S&P Global Ratings distinguishes the threats posed by both open platforms — such as Facebook, Instagram, LinkedIn and X, which can be scrutinised by banks and regulators — and platforms dominated by “private groups” such as WhatsApp, Signal and Discord.
 It notes that it is difficult to control the spread of malicious information in private groups, but that open platforms can quickly reach massive audiences, making damage control difficult.


Beside straight bank runs, the report noted that interest rate hikes have already increased the volatility of deposits as savers have the opportunity to switch to better remunerated products.
In this context, social media could further complicate banks’ deposit management by accelerating the dissemination of information, potentially leading to rapid liquidity flows, it posited..
Although not everybody shares the view, social media and online access to bank accounts are the main accepted explanations behind the fast run on SVB.
“I think it is demonstrably false, because if you want to move a lot of money out of a bank, you have to do a wire and that takes a while.
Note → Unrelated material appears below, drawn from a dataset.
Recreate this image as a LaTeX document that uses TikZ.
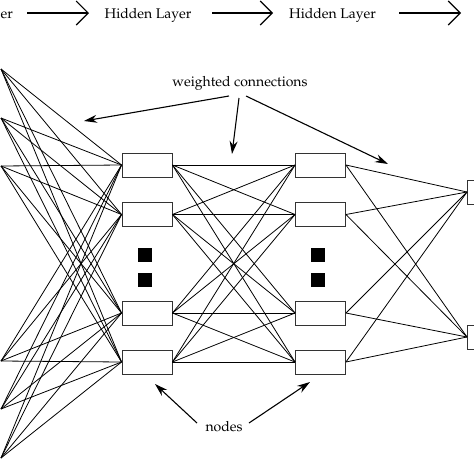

” I don’t think the run on SVB per se was caused by Twitter either,” said Hilary J. Allen, professor of law at the American University Washington College of Law.
“Rather it has been reported how (venture capital) funds told their portfolio companies to not spread the news online. Once it became clear that SVB was going to fail, there was instead a lot of (online) activity trying to scare the regulator into bailing out SVB’s uninsured depositors,” Allen said.
Steven Kelly, Associate Director of Research at the Yale Programme on Financial Stability echoed his remarks.
. “The ‘the internet caused the bank run’ narrative lacks material evidence and structural consistency with the actual dynamics of the bank runs,” he wrote in the Financial Times.


Kelly concluded that just because modern bank crises can be watched on X, formerly known as Twitter, it does not mean that is where they happen.

In late January, the European Central Bank had reportedly asked some banks to monitor activity on social media to detect any worsening in sentiment that could lead to a deposit run.

The Japanese regulator said it plans to conduct a stress test on around 20 banks by the end of June 2024 to assess the ability of the country’s banks to withstand a social media-fuelled run on deposits, a media report uncovered.

In October, the Financial Stability Board will present to the G20 its findings from a “deep dive” on how social media can speed up bank deposit outflows and whether changes to liquidity rules are needed.

S&P Global Ratings said it believes regulators, in at least some jurisdictions, “could update liquidity rules to better capture the risk of deposit flight, notably on uninsured deposits and deposits deemed slippery due to digital banking.”